=== WHAT YOU WILL DO ===
Beginning with the first line of the entries below, quote each line until you reach and include the line with "0.0017, 0.0015, 0.0015];".

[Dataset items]

•••

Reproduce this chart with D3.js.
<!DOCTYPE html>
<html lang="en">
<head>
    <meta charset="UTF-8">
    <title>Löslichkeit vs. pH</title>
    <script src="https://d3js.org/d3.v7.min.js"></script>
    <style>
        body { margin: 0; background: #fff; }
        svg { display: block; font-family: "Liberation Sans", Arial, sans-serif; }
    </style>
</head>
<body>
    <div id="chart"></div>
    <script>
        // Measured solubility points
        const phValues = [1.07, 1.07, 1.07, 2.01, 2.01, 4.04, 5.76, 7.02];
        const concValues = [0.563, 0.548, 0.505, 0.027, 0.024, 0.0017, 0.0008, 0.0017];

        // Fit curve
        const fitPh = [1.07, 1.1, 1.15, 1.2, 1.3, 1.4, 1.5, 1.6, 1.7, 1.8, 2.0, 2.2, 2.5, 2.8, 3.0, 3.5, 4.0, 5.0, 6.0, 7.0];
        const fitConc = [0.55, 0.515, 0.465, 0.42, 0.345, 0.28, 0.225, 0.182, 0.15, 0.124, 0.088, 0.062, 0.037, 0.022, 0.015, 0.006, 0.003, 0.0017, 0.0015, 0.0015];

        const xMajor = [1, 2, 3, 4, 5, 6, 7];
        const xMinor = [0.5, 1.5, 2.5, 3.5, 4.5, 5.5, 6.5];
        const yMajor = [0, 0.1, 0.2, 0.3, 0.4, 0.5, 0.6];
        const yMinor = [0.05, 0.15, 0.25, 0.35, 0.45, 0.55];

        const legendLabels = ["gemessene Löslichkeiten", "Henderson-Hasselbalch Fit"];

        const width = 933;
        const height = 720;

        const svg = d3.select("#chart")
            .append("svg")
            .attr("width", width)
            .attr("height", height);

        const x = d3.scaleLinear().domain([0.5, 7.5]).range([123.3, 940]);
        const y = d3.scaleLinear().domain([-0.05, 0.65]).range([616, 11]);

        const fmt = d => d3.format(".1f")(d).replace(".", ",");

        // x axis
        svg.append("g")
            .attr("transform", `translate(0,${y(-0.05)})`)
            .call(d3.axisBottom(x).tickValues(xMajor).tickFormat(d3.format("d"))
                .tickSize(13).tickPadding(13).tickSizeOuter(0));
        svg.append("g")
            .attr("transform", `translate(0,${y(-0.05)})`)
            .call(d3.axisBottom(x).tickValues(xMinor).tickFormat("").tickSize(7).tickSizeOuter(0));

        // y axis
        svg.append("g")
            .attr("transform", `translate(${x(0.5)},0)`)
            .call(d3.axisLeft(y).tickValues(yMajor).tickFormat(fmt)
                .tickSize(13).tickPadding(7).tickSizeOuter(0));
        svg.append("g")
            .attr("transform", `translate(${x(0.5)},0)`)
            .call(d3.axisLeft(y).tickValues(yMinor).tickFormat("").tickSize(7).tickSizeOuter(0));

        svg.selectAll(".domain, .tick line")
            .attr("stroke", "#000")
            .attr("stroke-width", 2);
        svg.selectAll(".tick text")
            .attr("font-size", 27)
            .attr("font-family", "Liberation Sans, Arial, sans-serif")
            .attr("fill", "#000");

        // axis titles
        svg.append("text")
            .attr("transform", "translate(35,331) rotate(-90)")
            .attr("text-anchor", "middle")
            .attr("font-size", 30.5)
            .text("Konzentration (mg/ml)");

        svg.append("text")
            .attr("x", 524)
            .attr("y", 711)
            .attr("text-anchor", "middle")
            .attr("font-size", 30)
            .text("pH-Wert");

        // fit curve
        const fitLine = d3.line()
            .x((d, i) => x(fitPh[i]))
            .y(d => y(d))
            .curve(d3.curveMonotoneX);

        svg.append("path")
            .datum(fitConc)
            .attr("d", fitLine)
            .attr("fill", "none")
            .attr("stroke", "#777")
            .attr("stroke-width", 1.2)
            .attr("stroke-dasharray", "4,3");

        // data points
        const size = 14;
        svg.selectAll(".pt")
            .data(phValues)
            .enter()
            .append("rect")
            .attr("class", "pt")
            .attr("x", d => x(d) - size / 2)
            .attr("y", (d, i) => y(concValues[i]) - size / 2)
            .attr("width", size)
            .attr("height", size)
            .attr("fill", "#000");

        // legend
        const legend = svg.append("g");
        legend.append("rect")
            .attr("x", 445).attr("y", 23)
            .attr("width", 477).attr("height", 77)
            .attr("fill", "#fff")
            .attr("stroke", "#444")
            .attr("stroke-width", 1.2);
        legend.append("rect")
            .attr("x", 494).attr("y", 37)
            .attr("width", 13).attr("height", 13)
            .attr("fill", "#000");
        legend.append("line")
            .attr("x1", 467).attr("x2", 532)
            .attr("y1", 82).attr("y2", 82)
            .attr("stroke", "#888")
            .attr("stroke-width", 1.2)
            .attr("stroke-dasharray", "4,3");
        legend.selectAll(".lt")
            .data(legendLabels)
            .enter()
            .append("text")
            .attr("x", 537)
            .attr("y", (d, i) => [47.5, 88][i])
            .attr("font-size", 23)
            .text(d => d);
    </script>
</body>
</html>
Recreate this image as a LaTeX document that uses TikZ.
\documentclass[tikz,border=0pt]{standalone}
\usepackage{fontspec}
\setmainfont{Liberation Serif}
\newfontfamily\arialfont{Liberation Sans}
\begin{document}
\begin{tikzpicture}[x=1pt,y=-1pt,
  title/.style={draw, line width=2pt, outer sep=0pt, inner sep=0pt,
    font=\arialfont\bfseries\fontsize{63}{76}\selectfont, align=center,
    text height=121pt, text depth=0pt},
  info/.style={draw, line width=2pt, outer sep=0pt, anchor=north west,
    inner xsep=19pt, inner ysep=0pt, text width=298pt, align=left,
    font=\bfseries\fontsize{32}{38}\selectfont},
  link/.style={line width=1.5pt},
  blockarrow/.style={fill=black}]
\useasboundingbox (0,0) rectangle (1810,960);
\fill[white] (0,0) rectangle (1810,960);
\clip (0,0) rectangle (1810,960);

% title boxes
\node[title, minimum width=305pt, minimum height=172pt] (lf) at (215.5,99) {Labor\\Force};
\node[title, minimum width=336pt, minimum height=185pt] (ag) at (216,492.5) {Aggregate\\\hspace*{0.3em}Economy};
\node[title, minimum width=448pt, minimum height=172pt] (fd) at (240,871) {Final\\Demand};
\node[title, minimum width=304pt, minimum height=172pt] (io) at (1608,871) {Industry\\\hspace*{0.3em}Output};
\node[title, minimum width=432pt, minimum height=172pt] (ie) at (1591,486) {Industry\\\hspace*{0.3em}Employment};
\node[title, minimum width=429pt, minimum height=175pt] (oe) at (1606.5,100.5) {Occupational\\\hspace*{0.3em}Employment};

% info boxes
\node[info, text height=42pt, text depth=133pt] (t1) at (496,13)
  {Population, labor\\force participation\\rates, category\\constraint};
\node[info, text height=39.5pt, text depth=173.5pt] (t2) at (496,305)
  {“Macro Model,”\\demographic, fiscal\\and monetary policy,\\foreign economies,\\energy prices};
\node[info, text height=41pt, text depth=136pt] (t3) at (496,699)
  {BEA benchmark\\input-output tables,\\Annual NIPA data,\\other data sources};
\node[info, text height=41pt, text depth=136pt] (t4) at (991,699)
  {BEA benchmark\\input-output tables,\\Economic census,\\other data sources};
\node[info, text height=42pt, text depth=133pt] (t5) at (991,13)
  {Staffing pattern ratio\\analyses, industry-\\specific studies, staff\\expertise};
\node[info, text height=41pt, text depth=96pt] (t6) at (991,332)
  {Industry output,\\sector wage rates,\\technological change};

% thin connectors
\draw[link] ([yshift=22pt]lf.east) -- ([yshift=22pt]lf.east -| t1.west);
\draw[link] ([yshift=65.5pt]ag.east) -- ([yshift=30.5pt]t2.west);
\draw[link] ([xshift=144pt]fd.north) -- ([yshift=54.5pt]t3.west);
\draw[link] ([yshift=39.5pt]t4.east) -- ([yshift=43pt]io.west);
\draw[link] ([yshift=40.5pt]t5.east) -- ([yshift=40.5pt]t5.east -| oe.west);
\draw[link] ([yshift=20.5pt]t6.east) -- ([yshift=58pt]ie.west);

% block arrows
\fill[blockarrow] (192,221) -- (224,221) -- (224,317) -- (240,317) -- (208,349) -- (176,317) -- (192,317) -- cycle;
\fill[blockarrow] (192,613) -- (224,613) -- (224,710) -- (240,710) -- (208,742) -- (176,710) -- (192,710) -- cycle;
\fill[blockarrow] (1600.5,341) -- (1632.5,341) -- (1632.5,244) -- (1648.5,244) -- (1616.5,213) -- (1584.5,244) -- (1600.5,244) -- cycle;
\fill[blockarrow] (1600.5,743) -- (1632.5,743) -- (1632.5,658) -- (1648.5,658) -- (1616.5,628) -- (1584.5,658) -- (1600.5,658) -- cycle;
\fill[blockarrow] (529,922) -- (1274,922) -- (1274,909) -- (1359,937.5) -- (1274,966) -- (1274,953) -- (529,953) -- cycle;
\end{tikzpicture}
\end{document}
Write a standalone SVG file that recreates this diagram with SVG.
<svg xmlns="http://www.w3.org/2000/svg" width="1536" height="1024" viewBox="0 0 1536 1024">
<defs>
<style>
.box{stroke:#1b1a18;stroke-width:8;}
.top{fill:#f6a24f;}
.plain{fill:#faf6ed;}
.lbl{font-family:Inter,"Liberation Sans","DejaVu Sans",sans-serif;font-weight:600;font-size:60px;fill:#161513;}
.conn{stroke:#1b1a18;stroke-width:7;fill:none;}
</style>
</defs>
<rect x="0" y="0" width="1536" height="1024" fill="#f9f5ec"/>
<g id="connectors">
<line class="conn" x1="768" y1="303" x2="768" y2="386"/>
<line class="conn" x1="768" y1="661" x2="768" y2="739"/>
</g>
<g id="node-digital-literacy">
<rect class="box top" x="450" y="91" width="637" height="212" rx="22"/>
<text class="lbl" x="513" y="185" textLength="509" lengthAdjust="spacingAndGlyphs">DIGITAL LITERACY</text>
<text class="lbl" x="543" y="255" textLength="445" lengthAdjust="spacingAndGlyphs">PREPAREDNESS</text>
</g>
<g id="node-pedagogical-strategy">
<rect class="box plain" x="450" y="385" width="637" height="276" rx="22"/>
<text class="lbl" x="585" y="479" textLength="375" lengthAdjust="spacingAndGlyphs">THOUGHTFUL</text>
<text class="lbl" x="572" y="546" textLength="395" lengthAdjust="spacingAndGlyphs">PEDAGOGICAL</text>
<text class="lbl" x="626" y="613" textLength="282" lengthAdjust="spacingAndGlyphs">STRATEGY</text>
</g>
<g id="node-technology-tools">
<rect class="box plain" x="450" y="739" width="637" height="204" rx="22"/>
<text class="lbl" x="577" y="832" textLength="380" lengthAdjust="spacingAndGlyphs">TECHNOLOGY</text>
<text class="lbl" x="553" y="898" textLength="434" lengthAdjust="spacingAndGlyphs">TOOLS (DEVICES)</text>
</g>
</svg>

•••

=== RESULT FOR THIS TASK ===
Reproduce this chart with D3.js.
<!DOCTYPE html>
<html lang="en">
<head>
    <meta charset="UTF-8">
    <title>Löslichkeit vs. pH</title>
    <script src="https://d3js.org/d3.v7.min.js"></script>
    <style>
        body { margin: 0; background: #fff; }
        svg { display: block; font-family: "Liberation Sans", Arial, sans-serif; }
    </style>
</head>
<body>
    <div id="chart"></div>
    <script>
        // Measured solubility points
        const phValues = [1.07, 1.07, 1.07, 2.01, 2.01, 4.04, 5.76, 7.02];
        const concValues = [0.563, 0.548, 0.505, 0.027, 0.024, 0.0017, 0.0008, 0.0017];

        // Fit curve
        const fitPh = [1.07, 1.1, 1.15, 1.2, 1.3, 1.4, 1.5, 1.6, 1.7, 1.8, 2.0, 2.2, 2.5, 2.8, 3.0, 3.5, 4.0, 5.0, 6.0, 7.0];
        const fitConc = [0.55, 0.515, 0.465, 0.42, 0.345, 0.28, 0.225, 0.182, 0.15, 0.124, 0.088, 0.062, 0.037, 0.022, 0.015, 0.006, 0.003, 0.0017, 0.0015, 0.0015];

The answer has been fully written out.